BEGIN
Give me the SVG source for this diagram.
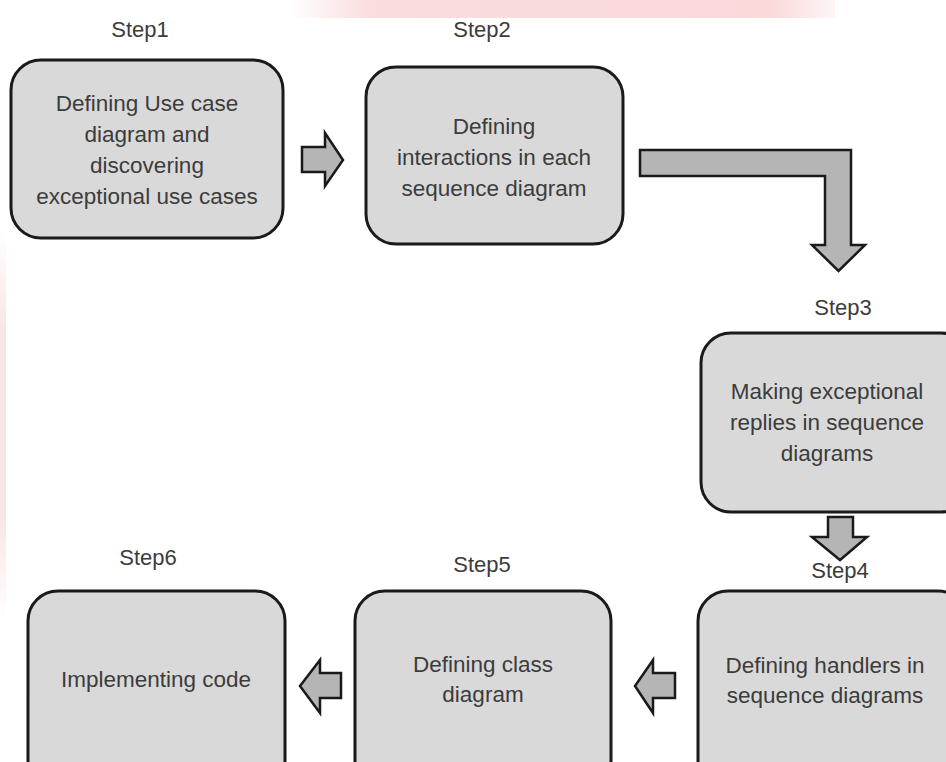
<svg xmlns="http://www.w3.org/2000/svg" width="946" height="762" viewBox="0 0 946 762">
  <defs>
    <linearGradient id="wm" x1="0" y1="0" x2="1" y2="0">
      <stop offset="0" stop-color="#f6c0c0" stop-opacity="0"/>
      <stop offset="0.15" stop-color="#f6c0c0" stop-opacity="0.55"/>
      <stop offset="0.88" stop-color="#f6c0c0" stop-opacity="0.6"/>
      <stop offset="1" stop-color="#f6c0c0" stop-opacity="0.15"/>
    </linearGradient>
    <linearGradient id="wmv" x1="0" y1="0" x2="0" y2="1">
      <stop offset="0" stop-color="#f6cccc" stop-opacity="0"/>
      <stop offset="0.25" stop-color="#f6cccc" stop-opacity="0.5"/>
      <stop offset="0.75" stop-color="#f6cccc" stop-opacity="0.5"/>
      <stop offset="1" stop-color="#f6cccc" stop-opacity="0"/>
    </linearGradient>
  </defs>
  <style>
    .box { fill: #d9d9d9; stroke: #1a1a1a; stroke-width: 3; }
    .arr { fill: #b5b5b5; stroke: #1a1a1a; stroke-width: 2.5; stroke-linejoin: miter; }
    .t { font-family: "Liberation Sans", Arial, sans-serif; font-size: 22.5px; fill: #3c3c3c; text-anchor: middle; }
    .s { font-family: "Liberation Sans", Arial, sans-serif; font-size: 22px; fill: #3c3c3c; text-anchor: middle; }
  </style>
  <rect width="946" height="762" fill="#ffffff"/>
  <!-- watermark traces -->
  <rect x="290" y="0" width="545" height="18" fill="url(#wm)"/>
  <rect x="0" y="230" width="6" height="390" fill="url(#wmv)"/>

  <g id="labels">
    <text class="s" x="140" y="37">Step1</text>
    <text class="s" x="482" y="37">Step2</text>
    <text class="s" x="843" y="315">Step3</text>
    <text class="s" x="840" y="578">Step4</text>
    <text class="s" x="482" y="572">Step5</text>
    <text class="s" x="148" y="565">Step6</text>
  </g>

  <g id="connectors">
    <path class="arr" d="M302,147 H325 V133 L343,160 L325,186 V172 H302 Z"/>
    <path class="arr" d="M640,150 H851 V245 H865 L838.5,271 L812,245 H825 V176 H640 Z"/>
    <path class="arr" d="M828,517 H853 V537 H867 L840,560 L812,537 H828 Z"/>
    <path class="arr" d="M675,673 V698 H653 V713 L635,686 L653,660 V673 Z"/>
    <path class="arr" d="M341,673 V698 H320 V713 L300,686 L320,660 V673 Z"/>
  </g>

  <g id="step1">
    <rect class="box" x="11" y="60" width="272" height="178" rx="30" ry="30"/>
    <text class="t" x="147" y="111">Defining Use case</text>
    <text class="t" x="147" y="142">diagram  and</text>
    <text class="t" x="147" y="173">discovering</text>
    <text class="t" x="147" y="204">exceptional use cases</text>
  </g>

  <g id="step2">
    <rect class="box" x="366" y="67" width="257" height="177" rx="30" ry="30"/>
    <text class="t" x="494" y="134">Defining</text>
    <text class="t" x="494" y="165">interactions in each</text>
    <text class="t" x="494" y="196">sequence diagram</text>
  </g>

  <g id="step3">
    <rect class="box" x="701" y="333" width="270" height="179" rx="30" ry="30"/>
    <text class="t" x="827" y="399">Making exceptional</text>
    <text class="t" x="827" y="430">replies in sequence</text>
    <text class="t" x="827" y="461">diagrams</text>
  </g>

  <g id="step4">
    <rect class="box" x="698" y="591" width="270" height="200" rx="30" ry="30"/>
    <text class="t" x="825" y="673">Defining handlers in</text>
    <text class="t" x="825" y="703">sequence diagrams</text>
  </g>

  <g id="step5">
    <rect class="box" x="355" y="591" width="256" height="200" rx="30" ry="30"/>
    <text class="t" x="483" y="672">Defining  class</text>
    <text class="t" x="483" y="702">diagram</text>
  </g>

  <g id="step6">
    <rect class="box" x="28" y="591" width="257" height="200" rx="30" ry="30"/>
    <text class="t" x="156" y="687">Implementing  code</text>
  </g>
</svg>
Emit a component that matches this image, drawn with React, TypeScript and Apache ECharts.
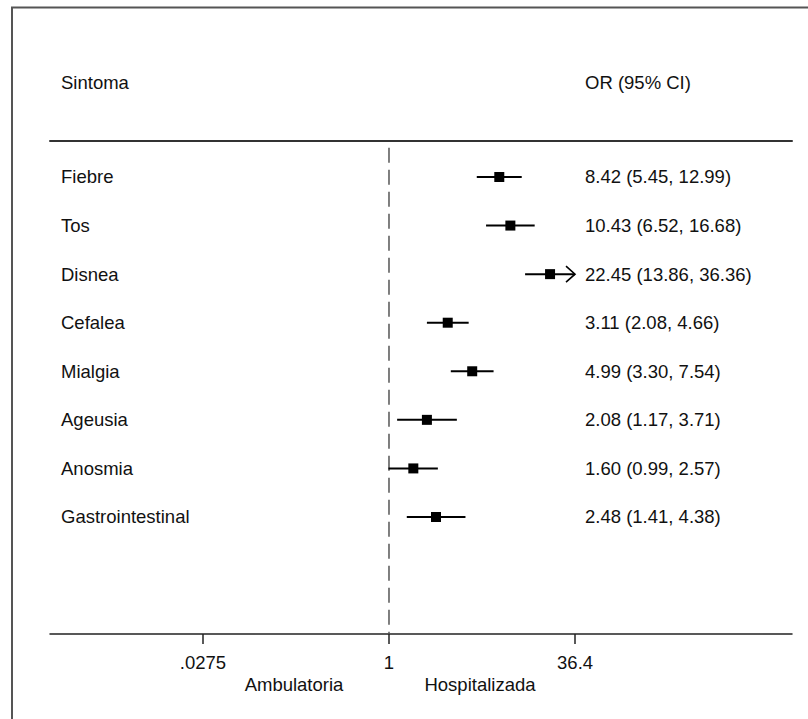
import React, { useEffect, useRef } from "react";
import * as echarts from "echarts";

const symptoms = ["Fiebre", "Tos", "Disnea", "Cefalea", "Mialgia", "Ageusia", "Anosmia", "Gastrointestinal"];
const orValues = [8.42, 10.43, 22.45, 3.11, 4.99, 2.08, 1.6, 2.48];
const ciLower = [5.45, 6.52, 13.86, 2.08, 3.3, 1.17, 0.99, 1.41];
const ciUpper = [12.99, 16.68, 36.36, 4.66, 7.54, 3.71, 2.57, 4.38];
const truncatedUpper = [false, false, true, false, false, false, false, false];
const tickValues = [0.0275, 1, 36.4];
const tickLabels = [".0275", "1", "36.4"];
const nullValue = 1;
const headerLeft = "Sintoma";
const headerRight = "OR (95% CI)";
const favourLeft = "Ambulatoria";
const favourRight = "Hospitalizada";

const FONT = "Liberation Sans, Arial, Helvetica, sans-serif";
const FS = 18.5;
const TXT = "#111";

const lg = (v: number) => Math.log10(v);
const X_MIN = -2.844;
const X_MAX = 3.381;
const Y_MIN = -0.741;
const Y_MAX = 9.409;

export default function App() {
  const ref = useRef<HTMLDivElement>(null);
  useEffect(() => {
    if (!ref.current) return;
    const chart = echarts.init(ref.current, null, { renderer: "svg" });
    const tickLogs = tickValues.map(lg);
    const rows = symptoms.map((s, i) => [i, orValues[i], ciLower[i], ciUpper[i]]);
    const option: any = {
      animation: false,
      backgroundColor: "#fff",
      grid: { left: 50, right: 16, top: 141, bottom: 85, containLabel: false },
      xAxis: [
        {
          type: "value",
          position: "bottom",
          min: X_MIN,
          max: X_MAX,
          axisLine: { show: true, onZero: false, lineStyle: { color: "#222", width: 1.5 } },
          axisTick: { show: true, customValues: tickLogs, length: 10, lineStyle: { color: "#222", width: 1.5 } },
          axisLabel: {
            show: true,
            customValues: tickLogs,
            margin: 19,
            fontSize: FS,
            fontFamily: FONT,
            color: TXT,
            formatter: (v: number) => {
              let best = 0;
              tickLogs.forEach((t, k) => {
                if (Math.abs(t - v) < Math.abs(tickLogs[best] - v)) best = k;
              });
              return tickLabels[best];
            },
          },
          splitLine: { show: false },
        },
        {
          type: "value",
          position: "top",
          min: X_MIN,
          max: X_MAX,
          axisLine: { show: true, onZero: false, lineStyle: { color: "#333", width: 2 } },
          axisTick: { show: false },
          axisLabel: { show: false },
          splitLine: { show: false },
        },
      ],
      yAxis: {
        type: "value",
        inverse: true,
        min: Y_MIN,
        max: Y_MAX,
        show: false,
        splitLine: { show: false },
      },
      series: [
        {
          type: "line",
          xAxisIndex: 0,
          data: [
            [lg(nullValue), -0.6],
            [lg(nullValue), Y_MAX],
          ],
          symbol: "none",
          silent: true,
          lineStyle: { color: "#555", width: 1.5, type: [15, 7] },
          z: 1,
        },
        {
          type: "custom",
          xAxisIndex: 0,
          clip: false,
          data: rows,
          z: 3,
          renderItem: (params: any, api: any) => {
            const idx = params.dataIndex;
            const i = api.value(0);
            const orv = api.value(1);
            const lo = api.value(2);
            const hi = api.value(3);
            const y = api.coord([0, i])[1];
            const xo = api.coord([lg(orv), i])[0];
            const xl = api.coord([lg(lo), i])[0];
            const xh = api.coord([lg(hi), i])[0];
            const children: any[] = [
              {
                type: "line",
                shape: { x1: xl, y1: y, x2: xh, y2: y },
                style: { stroke: "#000", lineWidth: 2 },
              },
              {
                type: "rect",
                shape: { x: xo - 5, y: y - 5, width: 10, height: 10 },
                style: { fill: "#000" },
              },
              {
                type: "text",
                x: 61,
                y: y,
                style: {
                  text: symptoms[idx],
                  fill: TXT,
                  font: `${FS}px ${FONT}`,
                  align: "left",
                  verticalAlign: "middle",
                  textAlign: "left",
                  textVerticalAlign: "middle",
                },
              },
              {
                type: "text",
                x: 585,
                y: y,
                style: {
                  text: `${orValues[idx].toFixed(2)} (${ciLower[idx].toFixed(2)}, ${ciUpper[idx].toFixed(2)})`,
                  fill: TXT,
                  font: `${FS}px ${FONT}`,
                  align: "left",
                  verticalAlign: "middle",
                  textAlign: "left",
                  textVerticalAlign: "middle",
                },
              },
            ];
            if (truncatedUpper[idx]) {
              children.push({
                type: "polyline",
                shape: {
                  points: [
                    [xh - 9, y - 8],
                    [xh, y],
                    [xh - 9, y + 8],
                  ],
                },
                style: { stroke: "#000", lineWidth: 1.6, fill: "none" },
              });
            }
            return { type: "group", children };
          },
        },
      ],
      graphic: [
        {
          type: "rect",
          shape: { x: 12, y: 7.5, width: 1000, height: 1000 },
          style: { fill: "none", stroke: "#555", lineWidth: 2 },
          silent: true,
        },
        {
          type: "text",
          x: 61,
          y: 82,
          style: { text: headerLeft, fill: TXT, font: `${FS}px ${FONT}`, textAlign: "left", textVerticalAlign: "middle" },
        },
        {
          type: "text",
          x: 585,
          y: 82,
          style: { text: headerRight, fill: TXT, font: `${FS}px ${FONT}`, textAlign: "left", textVerticalAlign: "middle" },
        },
        {
          type: "text",
          x: 294,
          y: 684,
          style: { text: favourLeft, fill: TXT, font: `${FS}px ${FONT}`, textAlign: "center", textVerticalAlign: "middle" },
        },
        {
          type: "text",
          x: 480,
          y: 684,
          style: { text: favourRight, fill: TXT, font: `${FS}px ${FONT}`, textAlign: "center", textVerticalAlign: "middle" },
        },
      ],
    };
    chart.setOption(option);
    return () => chart.dispose();
  }, []);
  return (
    <div
      ref={ref}
      style={{ position: "absolute", left: 0, top: 0, width: 808, height: 719, background: "#fff" }}
    />
  );
}
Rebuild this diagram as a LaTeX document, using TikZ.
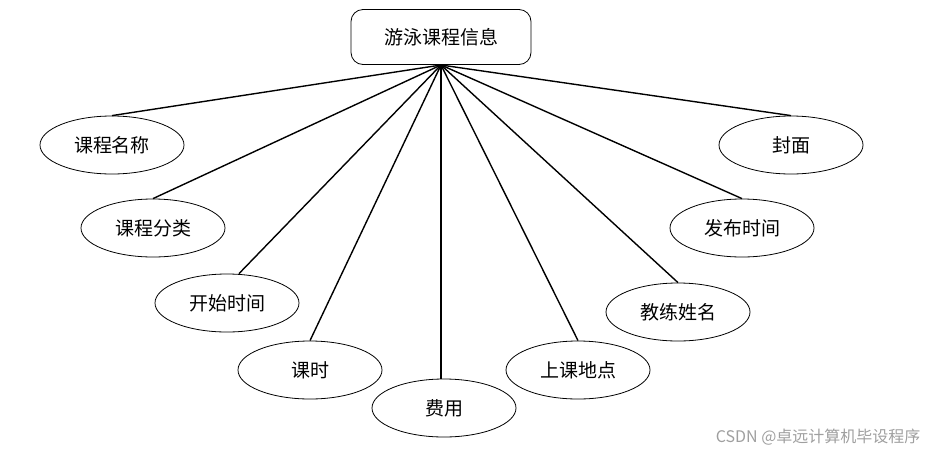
END
* STATED PROBLEM *
Make an exact copy of the lines from the one that contains "Emit a component" through the one that contains "import * as", both included, and no other lines. Pictures are skipped.

* RESULT FOR THIS TASK *
Emit a component that matches this image, drawn with React, TypeScript and Apache ECharts.
import React, { useEffect, useRef } from "react";
import * as echarts from "echarts";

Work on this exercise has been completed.